Retype the lines beneath this one, from the first through the line containing "fill=white] (c4) at". Pictures are left out.

• Available data:
-*-*-
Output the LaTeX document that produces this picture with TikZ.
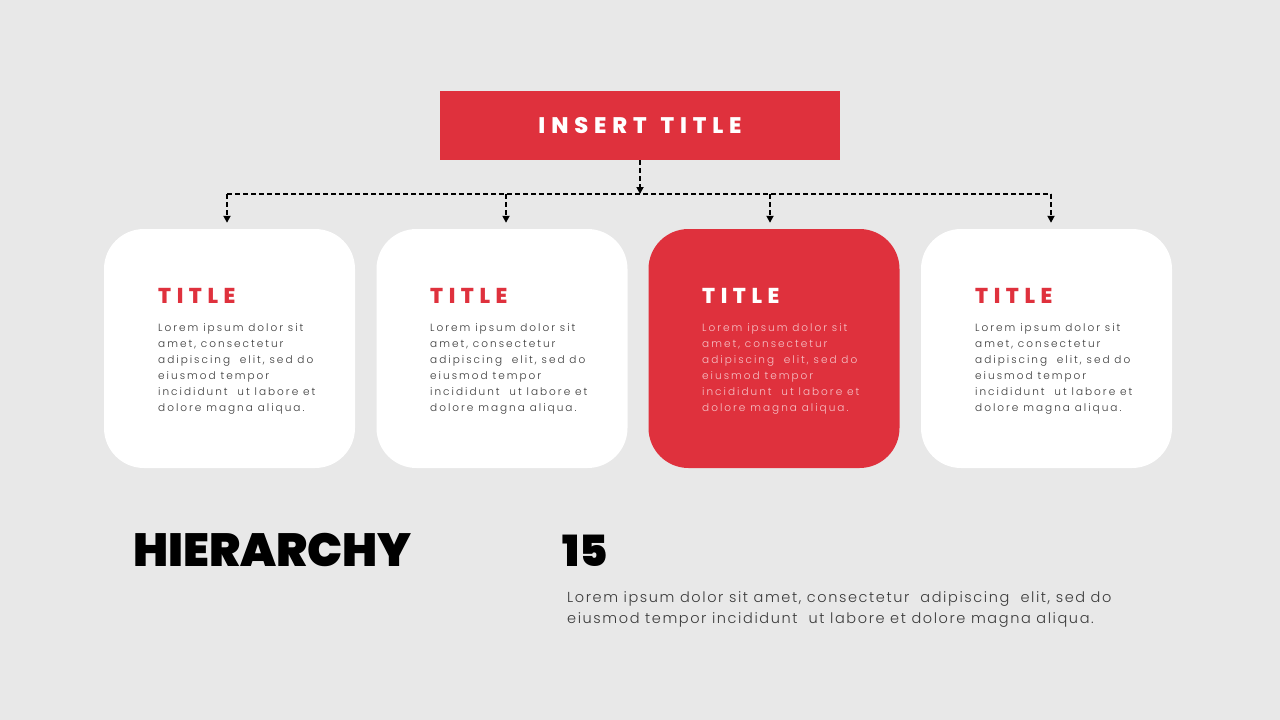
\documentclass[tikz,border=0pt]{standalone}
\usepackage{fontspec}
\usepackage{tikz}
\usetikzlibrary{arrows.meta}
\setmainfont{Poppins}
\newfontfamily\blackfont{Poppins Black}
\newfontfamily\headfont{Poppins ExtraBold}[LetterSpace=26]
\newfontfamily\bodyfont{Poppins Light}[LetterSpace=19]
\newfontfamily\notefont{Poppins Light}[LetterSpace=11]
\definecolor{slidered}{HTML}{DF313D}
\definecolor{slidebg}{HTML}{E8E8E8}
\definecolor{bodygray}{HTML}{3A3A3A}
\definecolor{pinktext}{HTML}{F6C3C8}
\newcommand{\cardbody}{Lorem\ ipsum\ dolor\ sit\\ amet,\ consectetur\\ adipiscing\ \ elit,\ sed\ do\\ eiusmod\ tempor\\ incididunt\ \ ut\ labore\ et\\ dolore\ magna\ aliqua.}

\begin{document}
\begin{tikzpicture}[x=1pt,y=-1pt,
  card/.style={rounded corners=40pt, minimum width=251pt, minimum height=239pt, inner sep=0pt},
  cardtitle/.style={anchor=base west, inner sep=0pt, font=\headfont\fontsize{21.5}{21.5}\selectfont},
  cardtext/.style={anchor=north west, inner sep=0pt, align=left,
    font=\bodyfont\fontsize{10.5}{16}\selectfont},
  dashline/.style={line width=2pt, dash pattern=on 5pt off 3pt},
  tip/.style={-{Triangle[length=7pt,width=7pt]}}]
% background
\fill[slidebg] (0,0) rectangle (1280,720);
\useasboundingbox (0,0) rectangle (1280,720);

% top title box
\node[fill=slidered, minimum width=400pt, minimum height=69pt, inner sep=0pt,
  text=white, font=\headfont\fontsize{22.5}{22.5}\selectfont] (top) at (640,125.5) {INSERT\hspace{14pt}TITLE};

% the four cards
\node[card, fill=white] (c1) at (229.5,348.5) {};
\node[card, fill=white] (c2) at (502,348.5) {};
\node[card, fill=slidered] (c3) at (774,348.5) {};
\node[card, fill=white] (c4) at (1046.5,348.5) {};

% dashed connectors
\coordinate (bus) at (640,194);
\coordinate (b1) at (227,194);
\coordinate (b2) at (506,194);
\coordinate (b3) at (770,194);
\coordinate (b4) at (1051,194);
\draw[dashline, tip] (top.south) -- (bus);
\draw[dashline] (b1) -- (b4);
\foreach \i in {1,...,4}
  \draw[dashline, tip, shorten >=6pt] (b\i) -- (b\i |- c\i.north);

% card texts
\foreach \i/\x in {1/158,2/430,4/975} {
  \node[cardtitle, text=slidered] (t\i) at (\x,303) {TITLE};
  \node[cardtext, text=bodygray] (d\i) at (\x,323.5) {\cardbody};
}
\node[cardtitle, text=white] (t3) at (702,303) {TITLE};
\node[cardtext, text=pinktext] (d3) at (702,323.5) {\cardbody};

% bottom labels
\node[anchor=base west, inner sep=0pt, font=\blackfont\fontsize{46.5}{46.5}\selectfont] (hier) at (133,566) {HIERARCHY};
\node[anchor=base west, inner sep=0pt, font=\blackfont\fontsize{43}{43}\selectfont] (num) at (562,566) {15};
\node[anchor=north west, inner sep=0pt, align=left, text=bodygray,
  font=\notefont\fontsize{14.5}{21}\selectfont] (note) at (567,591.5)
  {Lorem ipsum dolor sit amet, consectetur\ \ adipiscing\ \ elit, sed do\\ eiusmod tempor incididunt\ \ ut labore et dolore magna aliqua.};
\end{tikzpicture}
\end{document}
-*-*-
• Reply to the task:
Output the LaTeX document that produces this picture with TikZ.
\documentclass[tikz,border=0pt]{standalone}
\usepackage{fontspec}
\usepackage{tikz}
\usetikzlibrary{arrows.meta}
\setmainfont{Poppins}
\newfontfamily\blackfont{Poppins Black}
\newfontfamily\headfont{Poppins ExtraBold}[LetterSpace=26]
\newfontfamily\bodyfont{Poppins Light}[LetterSpace=19]
\newfontfamily\notefont{Poppins Light}[LetterSpace=11]
\definecolor{slidered}{HTML}{DF313D}
\definecolor{slidebg}{HTML}{E8E8E8}
\definecolor{bodygray}{HTML}{3A3A3A}
\definecolor{pinktext}{HTML}{F6C3C8}
\newcommand{\cardbody}{Lorem\ ipsum\ dolor\ sit\\ amet,\ consectetur\\ adipiscing\ \ elit,\ sed\ do\\ eiusmod\ tempor\\ incididunt\ \ ut\ labore\ et\\ dolore\ magna\ aliqua.}

\begin{document}
\begin{tikzpicture}[x=1pt,y=-1pt,
  card/.style={rounded corners=40pt, minimum width=251pt, minimum height=239pt, inner sep=0pt},
  cardtitle/.style={anchor=base west, inner sep=0pt, font=\headfont\fontsize{21.5}{21.5}\selectfont},
  cardtext/.style={anchor=north west, inner sep=0pt, align=left,
    font=\bodyfont\fontsize{10.5}{16}\selectfont},
  dashline/.style={line width=2pt, dash pattern=on 5pt off 3pt},
  tip/.style={-{Triangle[length=7pt,width=7pt]}}]
% background
\fill[slidebg] (0,0) rectangle (1280,720);
\useasboundingbox (0,0) rectangle (1280,720);

% top title box
\node[fill=slidered, minimum width=400pt, minimum height=69pt, inner sep=0pt,
  text=white, font=\headfont\fontsize{22.5}{22.5}\selectfont] (top) at (640,125.5) {INSERT\hspace{14pt}TITLE};

% the four cards
\node[card, fill=white] (c1) at (229.5,348.5) {};
\node[card, fill=white] (c2) at (502,348.5) {};
\node[card, fill=slidered] (c3) at (774,348.5) {};
\node[card, fill=white] (c4) at (1046.5,348.5) {};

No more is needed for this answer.